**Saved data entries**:
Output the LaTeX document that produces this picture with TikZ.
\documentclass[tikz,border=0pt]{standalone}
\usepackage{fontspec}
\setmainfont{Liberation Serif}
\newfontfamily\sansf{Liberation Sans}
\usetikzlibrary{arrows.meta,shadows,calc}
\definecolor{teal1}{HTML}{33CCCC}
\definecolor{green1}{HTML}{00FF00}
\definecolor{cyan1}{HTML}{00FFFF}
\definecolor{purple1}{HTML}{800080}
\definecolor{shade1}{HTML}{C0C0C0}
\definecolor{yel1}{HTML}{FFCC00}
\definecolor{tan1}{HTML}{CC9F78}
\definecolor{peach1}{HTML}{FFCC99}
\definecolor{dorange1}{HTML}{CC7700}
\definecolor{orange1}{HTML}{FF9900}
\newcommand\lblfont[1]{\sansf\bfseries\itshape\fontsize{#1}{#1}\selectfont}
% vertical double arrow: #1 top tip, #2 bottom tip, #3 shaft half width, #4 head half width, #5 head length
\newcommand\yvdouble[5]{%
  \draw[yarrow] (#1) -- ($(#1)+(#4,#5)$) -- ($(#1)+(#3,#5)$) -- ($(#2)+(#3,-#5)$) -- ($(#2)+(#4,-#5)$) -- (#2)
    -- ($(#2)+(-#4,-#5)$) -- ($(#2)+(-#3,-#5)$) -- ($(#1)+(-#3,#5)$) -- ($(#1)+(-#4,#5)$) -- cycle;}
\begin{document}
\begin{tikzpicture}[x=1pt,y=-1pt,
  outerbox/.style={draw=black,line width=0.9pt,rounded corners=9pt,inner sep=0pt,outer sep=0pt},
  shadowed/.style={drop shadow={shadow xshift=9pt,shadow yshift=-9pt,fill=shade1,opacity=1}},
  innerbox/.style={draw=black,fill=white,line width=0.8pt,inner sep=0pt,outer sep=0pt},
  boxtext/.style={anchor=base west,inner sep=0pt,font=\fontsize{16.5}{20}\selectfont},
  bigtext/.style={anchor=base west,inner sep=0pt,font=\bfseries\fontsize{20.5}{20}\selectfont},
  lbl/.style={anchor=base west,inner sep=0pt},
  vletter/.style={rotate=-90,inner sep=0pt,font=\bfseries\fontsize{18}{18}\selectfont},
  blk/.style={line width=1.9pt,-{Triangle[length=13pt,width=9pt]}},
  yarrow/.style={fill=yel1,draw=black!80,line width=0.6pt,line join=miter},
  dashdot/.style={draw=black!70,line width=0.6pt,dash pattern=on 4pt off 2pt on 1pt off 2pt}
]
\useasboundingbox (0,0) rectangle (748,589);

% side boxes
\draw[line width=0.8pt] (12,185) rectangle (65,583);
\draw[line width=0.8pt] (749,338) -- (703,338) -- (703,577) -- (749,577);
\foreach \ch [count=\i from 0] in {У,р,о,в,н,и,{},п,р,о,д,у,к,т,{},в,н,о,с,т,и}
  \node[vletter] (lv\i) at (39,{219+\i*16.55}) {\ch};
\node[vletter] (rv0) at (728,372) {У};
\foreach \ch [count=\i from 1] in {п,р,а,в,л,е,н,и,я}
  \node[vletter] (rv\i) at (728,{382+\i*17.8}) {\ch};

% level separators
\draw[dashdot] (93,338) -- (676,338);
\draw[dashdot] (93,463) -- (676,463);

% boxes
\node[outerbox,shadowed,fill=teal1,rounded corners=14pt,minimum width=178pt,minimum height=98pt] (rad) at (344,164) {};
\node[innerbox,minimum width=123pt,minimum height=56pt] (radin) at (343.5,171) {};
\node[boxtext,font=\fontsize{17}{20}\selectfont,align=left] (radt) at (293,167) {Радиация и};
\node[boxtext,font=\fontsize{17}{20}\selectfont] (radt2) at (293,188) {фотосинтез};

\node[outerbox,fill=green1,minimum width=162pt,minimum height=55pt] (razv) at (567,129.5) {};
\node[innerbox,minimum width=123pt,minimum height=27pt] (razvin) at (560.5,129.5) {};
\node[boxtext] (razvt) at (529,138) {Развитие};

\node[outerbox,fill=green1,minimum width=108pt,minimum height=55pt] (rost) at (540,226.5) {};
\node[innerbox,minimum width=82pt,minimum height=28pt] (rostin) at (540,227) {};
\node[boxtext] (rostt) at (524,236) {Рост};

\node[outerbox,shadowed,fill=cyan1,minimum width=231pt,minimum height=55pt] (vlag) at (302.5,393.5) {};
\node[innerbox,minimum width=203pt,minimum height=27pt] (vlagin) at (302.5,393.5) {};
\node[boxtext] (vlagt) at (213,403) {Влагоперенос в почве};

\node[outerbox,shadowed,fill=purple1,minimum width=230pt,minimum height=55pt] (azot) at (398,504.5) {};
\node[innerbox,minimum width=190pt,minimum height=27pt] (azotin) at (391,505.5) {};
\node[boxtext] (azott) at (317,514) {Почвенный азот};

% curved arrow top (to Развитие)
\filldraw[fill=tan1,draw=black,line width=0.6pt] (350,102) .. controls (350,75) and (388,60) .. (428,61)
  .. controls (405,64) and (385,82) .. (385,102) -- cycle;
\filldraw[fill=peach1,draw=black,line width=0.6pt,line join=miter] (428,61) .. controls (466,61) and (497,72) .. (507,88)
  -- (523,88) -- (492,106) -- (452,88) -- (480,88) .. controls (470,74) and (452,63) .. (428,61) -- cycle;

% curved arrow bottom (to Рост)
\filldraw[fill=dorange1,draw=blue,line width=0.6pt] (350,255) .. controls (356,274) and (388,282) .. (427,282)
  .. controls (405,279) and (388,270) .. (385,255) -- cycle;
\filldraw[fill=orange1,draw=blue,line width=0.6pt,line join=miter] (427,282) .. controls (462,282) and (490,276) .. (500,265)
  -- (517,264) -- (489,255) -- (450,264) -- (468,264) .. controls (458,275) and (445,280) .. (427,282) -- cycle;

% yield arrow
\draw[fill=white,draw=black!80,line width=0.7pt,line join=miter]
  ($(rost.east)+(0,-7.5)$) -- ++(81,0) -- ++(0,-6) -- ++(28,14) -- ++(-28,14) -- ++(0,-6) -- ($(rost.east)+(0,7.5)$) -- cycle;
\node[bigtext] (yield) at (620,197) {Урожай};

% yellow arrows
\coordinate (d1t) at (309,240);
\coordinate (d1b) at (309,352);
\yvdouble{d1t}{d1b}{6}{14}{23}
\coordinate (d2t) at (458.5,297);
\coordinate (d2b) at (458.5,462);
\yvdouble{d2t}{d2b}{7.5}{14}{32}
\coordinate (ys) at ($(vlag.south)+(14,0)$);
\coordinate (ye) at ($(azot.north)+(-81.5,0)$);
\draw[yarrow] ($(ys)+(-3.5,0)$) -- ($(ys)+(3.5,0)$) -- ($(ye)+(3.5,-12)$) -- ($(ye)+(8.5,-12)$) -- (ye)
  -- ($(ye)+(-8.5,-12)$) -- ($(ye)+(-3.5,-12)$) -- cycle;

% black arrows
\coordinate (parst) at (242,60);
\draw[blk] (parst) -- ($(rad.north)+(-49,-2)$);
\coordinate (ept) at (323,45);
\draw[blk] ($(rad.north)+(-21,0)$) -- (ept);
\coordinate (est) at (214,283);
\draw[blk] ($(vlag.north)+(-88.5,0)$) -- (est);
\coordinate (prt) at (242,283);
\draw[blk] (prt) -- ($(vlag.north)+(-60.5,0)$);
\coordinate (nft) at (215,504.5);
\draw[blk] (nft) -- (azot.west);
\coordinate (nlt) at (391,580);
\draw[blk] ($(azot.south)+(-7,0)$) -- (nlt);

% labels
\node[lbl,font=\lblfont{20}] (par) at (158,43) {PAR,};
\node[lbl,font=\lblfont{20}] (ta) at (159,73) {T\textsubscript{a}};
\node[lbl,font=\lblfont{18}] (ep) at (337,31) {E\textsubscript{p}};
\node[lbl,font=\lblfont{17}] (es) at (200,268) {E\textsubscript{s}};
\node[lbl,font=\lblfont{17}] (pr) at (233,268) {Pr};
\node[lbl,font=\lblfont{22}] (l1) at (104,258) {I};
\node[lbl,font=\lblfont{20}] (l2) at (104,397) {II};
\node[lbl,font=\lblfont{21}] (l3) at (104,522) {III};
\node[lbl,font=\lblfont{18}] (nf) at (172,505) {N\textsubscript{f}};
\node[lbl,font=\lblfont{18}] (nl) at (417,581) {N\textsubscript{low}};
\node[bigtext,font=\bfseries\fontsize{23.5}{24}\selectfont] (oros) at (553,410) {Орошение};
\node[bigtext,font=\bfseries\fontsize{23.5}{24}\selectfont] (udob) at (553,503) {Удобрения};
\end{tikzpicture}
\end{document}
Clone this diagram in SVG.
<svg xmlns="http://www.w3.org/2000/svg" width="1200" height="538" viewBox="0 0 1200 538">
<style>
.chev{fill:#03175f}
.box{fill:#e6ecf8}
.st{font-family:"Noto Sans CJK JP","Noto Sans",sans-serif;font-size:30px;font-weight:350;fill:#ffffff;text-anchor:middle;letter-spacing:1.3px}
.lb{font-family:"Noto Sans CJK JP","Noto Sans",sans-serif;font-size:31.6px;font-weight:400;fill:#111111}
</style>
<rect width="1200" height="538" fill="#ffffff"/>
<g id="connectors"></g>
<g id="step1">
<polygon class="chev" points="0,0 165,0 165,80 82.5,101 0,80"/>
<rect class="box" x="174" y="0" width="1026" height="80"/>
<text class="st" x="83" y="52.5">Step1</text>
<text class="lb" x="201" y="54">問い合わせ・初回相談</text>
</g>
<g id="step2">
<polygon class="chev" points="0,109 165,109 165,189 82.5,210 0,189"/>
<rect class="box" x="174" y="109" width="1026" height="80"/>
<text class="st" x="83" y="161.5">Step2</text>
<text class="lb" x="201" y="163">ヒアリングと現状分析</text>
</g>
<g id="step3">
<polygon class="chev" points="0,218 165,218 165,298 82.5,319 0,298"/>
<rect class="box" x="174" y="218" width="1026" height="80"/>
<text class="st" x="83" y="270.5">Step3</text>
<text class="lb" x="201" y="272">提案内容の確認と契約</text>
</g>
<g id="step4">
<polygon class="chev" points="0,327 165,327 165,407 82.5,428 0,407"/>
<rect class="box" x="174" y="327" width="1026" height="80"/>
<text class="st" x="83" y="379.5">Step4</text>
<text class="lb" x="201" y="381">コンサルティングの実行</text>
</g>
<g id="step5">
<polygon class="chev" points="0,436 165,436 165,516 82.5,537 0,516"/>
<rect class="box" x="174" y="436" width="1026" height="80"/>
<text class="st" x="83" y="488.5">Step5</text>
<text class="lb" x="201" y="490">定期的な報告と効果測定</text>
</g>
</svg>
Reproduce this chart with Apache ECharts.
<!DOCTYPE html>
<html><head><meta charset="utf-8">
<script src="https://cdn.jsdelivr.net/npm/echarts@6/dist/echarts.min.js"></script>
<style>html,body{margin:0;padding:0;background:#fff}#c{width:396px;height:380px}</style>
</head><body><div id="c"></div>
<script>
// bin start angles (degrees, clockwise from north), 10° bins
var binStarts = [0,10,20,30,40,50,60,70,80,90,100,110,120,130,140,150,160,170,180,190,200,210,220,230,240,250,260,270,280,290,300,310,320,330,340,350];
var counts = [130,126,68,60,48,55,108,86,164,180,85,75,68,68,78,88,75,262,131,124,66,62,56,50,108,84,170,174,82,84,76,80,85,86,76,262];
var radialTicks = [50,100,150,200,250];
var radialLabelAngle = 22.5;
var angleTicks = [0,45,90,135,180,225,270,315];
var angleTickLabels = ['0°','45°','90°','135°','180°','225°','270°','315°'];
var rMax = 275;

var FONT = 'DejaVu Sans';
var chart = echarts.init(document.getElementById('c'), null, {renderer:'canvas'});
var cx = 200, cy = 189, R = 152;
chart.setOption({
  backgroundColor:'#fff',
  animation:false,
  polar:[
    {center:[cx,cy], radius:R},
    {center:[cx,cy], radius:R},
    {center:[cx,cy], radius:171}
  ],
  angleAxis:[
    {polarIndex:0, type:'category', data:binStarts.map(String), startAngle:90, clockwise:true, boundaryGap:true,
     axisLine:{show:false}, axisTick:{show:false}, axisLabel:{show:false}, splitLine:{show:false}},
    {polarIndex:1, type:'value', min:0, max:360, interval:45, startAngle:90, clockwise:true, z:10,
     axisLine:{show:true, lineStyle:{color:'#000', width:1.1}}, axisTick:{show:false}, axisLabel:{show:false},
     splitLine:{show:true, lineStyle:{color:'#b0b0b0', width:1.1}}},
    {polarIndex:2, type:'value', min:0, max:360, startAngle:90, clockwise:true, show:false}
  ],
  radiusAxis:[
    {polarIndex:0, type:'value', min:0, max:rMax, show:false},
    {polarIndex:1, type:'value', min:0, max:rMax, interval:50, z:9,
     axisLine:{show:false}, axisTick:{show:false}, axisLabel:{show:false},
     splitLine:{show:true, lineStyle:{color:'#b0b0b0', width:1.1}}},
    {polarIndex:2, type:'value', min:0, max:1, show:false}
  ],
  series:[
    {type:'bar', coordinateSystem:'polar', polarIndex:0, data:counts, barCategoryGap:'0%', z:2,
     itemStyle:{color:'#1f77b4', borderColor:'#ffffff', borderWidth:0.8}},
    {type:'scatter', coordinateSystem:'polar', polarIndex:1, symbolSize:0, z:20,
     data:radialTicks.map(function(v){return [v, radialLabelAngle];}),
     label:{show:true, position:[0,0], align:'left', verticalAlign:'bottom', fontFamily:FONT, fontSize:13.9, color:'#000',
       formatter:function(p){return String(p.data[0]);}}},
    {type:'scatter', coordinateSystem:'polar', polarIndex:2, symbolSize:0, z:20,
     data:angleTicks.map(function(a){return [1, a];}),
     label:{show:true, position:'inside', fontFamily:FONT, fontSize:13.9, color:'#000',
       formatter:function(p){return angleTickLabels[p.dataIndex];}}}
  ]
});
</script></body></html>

**To be done**: Verbatim output is expected for the lines from the start of the data to the line in which "(0,0) rectangle (748,589);" appears, both included.

**Solution to this problem**:
Output the LaTeX document that produces this picture with TikZ.
\documentclass[tikz,border=0pt]{standalone}
\usepackage{fontspec}
\setmainfont{Liberation Serif}
\newfontfamily\sansf{Liberation Sans}
\usetikzlibrary{arrows.meta,shadows,calc}
\definecolor{teal1}{HTML}{33CCCC}
\definecolor{green1}{HTML}{00FF00}
\definecolor{cyan1}{HTML}{00FFFF}
\definecolor{purple1}{HTML}{800080}
\definecolor{shade1}{HTML}{C0C0C0}
\definecolor{yel1}{HTML}{FFCC00}
\definecolor{tan1}{HTML}{CC9F78}
\definecolor{peach1}{HTML}{FFCC99}
\definecolor{dorange1}{HTML}{CC7700}
\definecolor{orange1}{HTML}{FF9900}
\newcommand\lblfont[1]{\sansf\bfseries\itshape\fontsize{#1}{#1}\selectfont}
% vertical double arrow: #1 top tip, #2 bottom tip, #3 shaft half width, #4 head half width, #5 head length
\newcommand\yvdouble[5]{%
  \draw[yarrow] (#1) -- ($(#1)+(#4,#5)$) -- ($(#1)+(#3,#5)$) -- ($(#2)+(#3,-#5)$) -- ($(#2)+(#4,-#5)$) -- (#2)
    -- ($(#2)+(-#4,-#5)$) -- ($(#2)+(-#3,-#5)$) -- ($(#1)+(-#3,#5)$) -- ($(#1)+(-#4,#5)$) -- cycle;}
\begin{document}
\begin{tikzpicture}[x=1pt,y=-1pt,
  outerbox/.style={draw=black,line width=0.9pt,rounded corners=9pt,inner sep=0pt,outer sep=0pt},
  shadowed/.style={drop shadow={shadow xshift=9pt,shadow yshift=-9pt,fill=shade1,opacity=1}},
  innerbox/.style={draw=black,fill=white,line width=0.8pt,inner sep=0pt,outer sep=0pt},
  boxtext/.style={anchor=base west,inner sep=0pt,font=\fontsize{16.5}{20}\selectfont},
  bigtext/.style={anchor=base west,inner sep=0pt,font=\bfseries\fontsize{20.5}{20}\selectfont},
  lbl/.style={anchor=base west,inner sep=0pt},
  vletter/.style={rotate=-90,inner sep=0pt,font=\bfseries\fontsize{18}{18}\selectfont},
  blk/.style={line width=1.9pt,-{Triangle[length=13pt,width=9pt]}},
  yarrow/.style={fill=yel1,draw=black!80,line width=0.6pt,line join=miter},
  dashdot/.style={draw=black!70,line width=0.6pt,dash pattern=on 4pt off 2pt on 1pt off 2pt}
]
\useasboundingbox (0,0) rectangle (748,589);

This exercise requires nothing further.